What you are asked to do :: Only the lines from the top of the listing below to the line that has "CartesianGrid, ReferenceLine, ReferenceArea" should be echoed, with both ends kept and pictures left out.

Input ::

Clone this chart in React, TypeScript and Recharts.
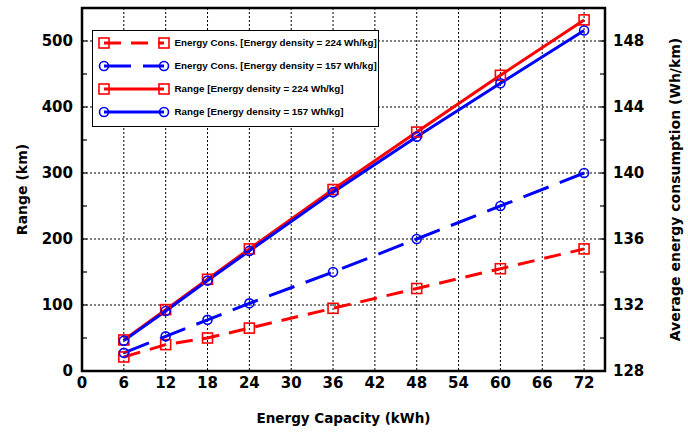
import React from "react";
import { ComposedChart, Line, XAxis, YAxis, CartesianGrid, ReferenceLine, ReferenceArea } from "recharts";

// Energy capacity (kWh)
const capacity = [6, 12, 18, 24, 36, 48, 60, 72];
// Range (km), left axis
const range224 = [47, 93, 139, 185, 275, 362, 448, 532];
const range157 = [46, 91, 137, 182, 271, 355, 436, 516];
// Average energy consumption (Wh/km), right axis
const cons224 = [128.85, 129.6, 130.0, 130.6, 131.8, 133.0, 134.2, 135.4];
const cons157 = [129.1, 130.1, 131.1, 132.1, 134.0, 136.0, 138.0, 140.0];

const xTicks = [0, 6, 12, 18, 24, 30, 36, 42, 48, 54, 60, 66, 72];
const rangeTicks = [0, 50, 100, 150, 200, 250, 300, 350, 400, 450, 500];
const rangeGrid = [100, 200, 300, 400, 500];
const consTicks = [128, 130, 132, 134, 136, 138, 140, 142, 144, 146, 148];

const data = capacity.map((c, i) => ({
    capacity: c,
    range224: range224[i],
    range157: range157[i],
    cons224: cons224[i],
    cons157: cons157[i],
}));

const RED = "#ff0000";
const BLUE = "#0000ff";
const FONT = "'DejaVu Sans', Verdana, sans-serif";

const series = [
    { key: "cons224", name: "Energy Cons. [Energy density = 224 Wh/kg]", color: RED, dash: "17 10", marker: "square", axis: "right" },
    { key: "cons157", name: "Energy Cons. [Energy density = 157 Wh/kg]", color: BLUE, dash: "27 12", marker: "circle", axis: "right" },
    { key: "range224", name: "Range [Energy density = 224 Wh/kg]", color: RED, dash: undefined, marker: "square", axis: "left" },
    { key: "range157", name: "Range [Energy density = 157 Wh/kg]", color: BLUE, dash: undefined, marker: "circle", axis: "left" },
];

function Marker({ cx, cy, kind, color }: { cx: number; cy: number; kind: string; color: string }) {
    if (cx == null || cy == null) return null;
    if (kind === "square") {
        return <rect x={cx - 5} y={cy - 5} width={10} height={10} fill="none" stroke={color} strokeWidth={1.6} />;
    }
    return <circle cx={cx} cy={cy} r={4.5} fill="none" stroke={color} strokeWidth={1.6} />;
}

const textStyle = { fontFamily: FONT, fontWeight: 700, fontSize: 15, fill: "#000" };

const LeftTick = (props: any) => {
    const { x, y, payload } = props;
    const v = payload.value;
    const ax = x + 9;
    return (
        <g>
            <line x1={ax} x2={ax + 5} y1={y} y2={y} stroke="#000" strokeWidth={1.2} />
            {v % 100 === 0 && (
                <text x={x} y={y} dy="0.36em" textAnchor="end" style={textStyle}>
                    {v}
                </text>
            )}
        </g>
    );
};

const RightTick = (props: any) => {
    const { x, y, payload } = props;
    const v = payload.value;
    const ax = x - 8;
    return (
        <g>
            <line x1={ax} x2={ax - 5} y1={y} y2={y} stroke="#000" strokeWidth={1.2} />
            {(v - 128) % 4 === 0 && (
                <text x={x} y={y} dy="0.36em" textAnchor="start" style={textStyle}>
                    {v}
                </text>
            )}
        </g>
    );
};

const BottomTick = (props: any) => {
    const { x, y, payload } = props;
    return (
        <text x={x} y={y} dy="0.72em" textAnchor="middle" style={textStyle}>
            {payload.value}
        </text>
    );
};

function LegendBox() {
    return (
        <div
            style={{
                position: "absolute",
                left: 92,
                top: 30,
                width: 287,
                height: 97,
                boxSizing: "border-box",
                border: "1.5px solid #000",
                background: "#fff",
                fontFamily: "'Liberation Sans', Arial, sans-serif",
                fontWeight: 700,
                fontSize: 9.8,
                color: "#000",
                whiteSpace: "nowrap",
            }}
        >
            {series.map((s) => (
                <div key={s.key} style={{ display: "flex", alignItems: "center", height: 23 }}>
                    <svg width={72} height={14} style={{ marginLeft: 4.5, marginRight: 5, overflow: "visible", flex: "none" }}>
                        <line x1={6} x2={66} y1={7} y2={7} stroke={s.color} strokeWidth={3} strokeDasharray={s.dash} />
                        <Marker cx={6} cy={7} kind={s.marker} color={s.color} />
                        <Marker cx={66} cy={7} kind={s.marker} color={s.color} />
                    </svg>
                    <span>{s.name}</span>
                </div>
            ))}
        </div>
    );
}

export default function App() {
    return (
        <div style={{ position: "absolute", left: 0, top: 0, width: 688, height: 432, background: "#fff" }}>
            <ComposedChart width={688} height={432} data={data} margin={{ top: 8, right: 0, bottom: 0, left: 0 }}>
                <CartesianGrid vertical horizontal={false} stroke="#000" strokeDasharray="2 2" strokeWidth={1} />
                {rangeGrid.map((v) => (
                    <ReferenceLine key={v} yAxisId="left" y={v} stroke="#000" strokeDasharray="2 2" strokeWidth={1} />
                ))}
                <XAxis
                    dataKey="capacity"
                    type="number"
                    domain={[0, 75]}
                    ticks={xTicks}
                    interval={0}
                    height={61}
                    axisLine={false}
                    tickLine={false}
                    tickSize={0}
                    tickMargin={6}
                    tick={<BottomTick />}
                    label={{
                        value: "Energy Capacity (kWh)",
                        position: "insideBottom",
                        offset: 9,
                        style: { fontFamily: FONT, fontWeight: 700, fontSize: 13.5, fill: "#000" },
                    }}
                />
                <YAxis
                    yAxisId="left"
                    type="number"
                    domain={[0, 550]}
                    ticks={rangeTicks}
                    interval={0}
                    width={82}
                    axisLine={false}
                    tickLine={false}
                    tickSize={0}
                    tickMargin={9}
                    tick={<LeftTick />}
                    label={{
                        value: "Range (km)",
                        angle: -90,
                        position: "insideLeft",
                        offset: 22,
                        style: { textAnchor: "middle", fontFamily: FONT, fontWeight: 700, fontSize: 14, fill: "#000" },
                    }}
                />
                <YAxis
                    yAxisId="right"
                    orientation="right"
                    type="number"
                    domain={[128, 150]}
                    ticks={consTicks}
                    interval={0}
                    width={83}
                    axisLine={false}
                    tickLine={false}
                    tickSize={0}
                    tickMargin={8}
                    tick={<RightTick />}
                    label={{
                        value: "Average energy consumption (Wh/km)",
                        angle: -90,
                        position: "insideRight",
                        offset: 13,
                        style: { textAnchor: "middle", fontFamily: FONT, fontWeight: 700, fontSize: 14, fill: "#000" },
                    }}
                />
                <ReferenceArea
                    yAxisId="left"
                    x1={0}
                    x2={75}
                    y1={0}
                    y2={550}
                    fill="none"
                    fillOpacity={0}
                    stroke="#000"
                    strokeWidth={2.5}
                    ifOverflow="visible"
                />
                {series.map((s) => (
                    <Line
                        key={s.key}
                        yAxisId={s.axis}
                        dataKey={s.key}
                        name={s.name}
                        type="linear"
                        stroke={s.color}
                        strokeWidth={3}
                        strokeDasharray={s.dash}
                        dot={(p: any) => <Marker key={`${s.key}-${p.index}`} cx={p.cx} cy={p.cy} kind={s.marker} color={s.color} />}
                        activeDot={false}
                        isAnimationActive={false}
                    />
                ))}
            </ComposedChart>
            <LegendBox />
        </div>
    );
}
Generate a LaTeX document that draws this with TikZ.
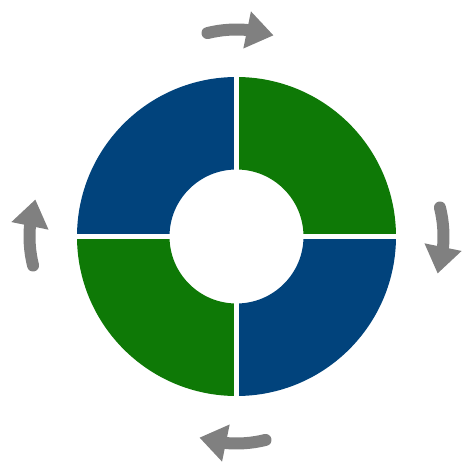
\documentclass[tikz,border=0pt]{standalone}
\usetikzlibrary{arrows.meta,bending}
\definecolor{ringblue}{RGB}{1,67,124}
\definecolor{ringgreen}{RGB}{14,121,6}
\definecolor{turngrey}{RGB}{128,128,128}
\def\quarter#1{(#1:159.5) arc[start angle=#1,delta angle=90,radius=159.5] -- ({#1+90}:67) arc[start angle=#1+90,delta angle=-90,radius=67] -- cycle}
\def\turn#1{[shift={(#1:87)}] ({#1+14}:120) arc[start angle=#1+14,end angle=#1-18,radius=120]}
\tikzset{turnarrow/.style={turngrey,line width=0.6cm,line cap=round,-{Triangle[length=1.35cm,width=1.8cm]}}}

\begin{document}
\begin{tikzpicture}[x=0.05cm,y=0.05cm]
                \useasboundingbox (-236.5,-237.5) rectangle (237.5,236.5);
                \fill[ringgreen] \quarter{0};
                \fill[ringblue]  \quarter{90};
                \fill[ringgreen] \quarter{180};
                \fill[ringblue]  \quarter{270};
                \draw[white,line width=0.25cm] (0,-162) -- (0,162);
                \draw[white,line width=0.25cm] (-162,0) -- (162,0);
                \draw[turnarrow] \turn{90};
                \draw[turnarrow] \turn{0};
                \draw[turnarrow] \turn{-90};
                \draw[turnarrow] \turn{180};
            \end{tikzpicture}
\end{document}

Solution below ::
Clone this chart in React, TypeScript and Recharts.
import React from "react";
import { ComposedChart, Line, XAxis, YAxis, CartesianGrid, ReferenceLine, ReferenceArea } from "recharts";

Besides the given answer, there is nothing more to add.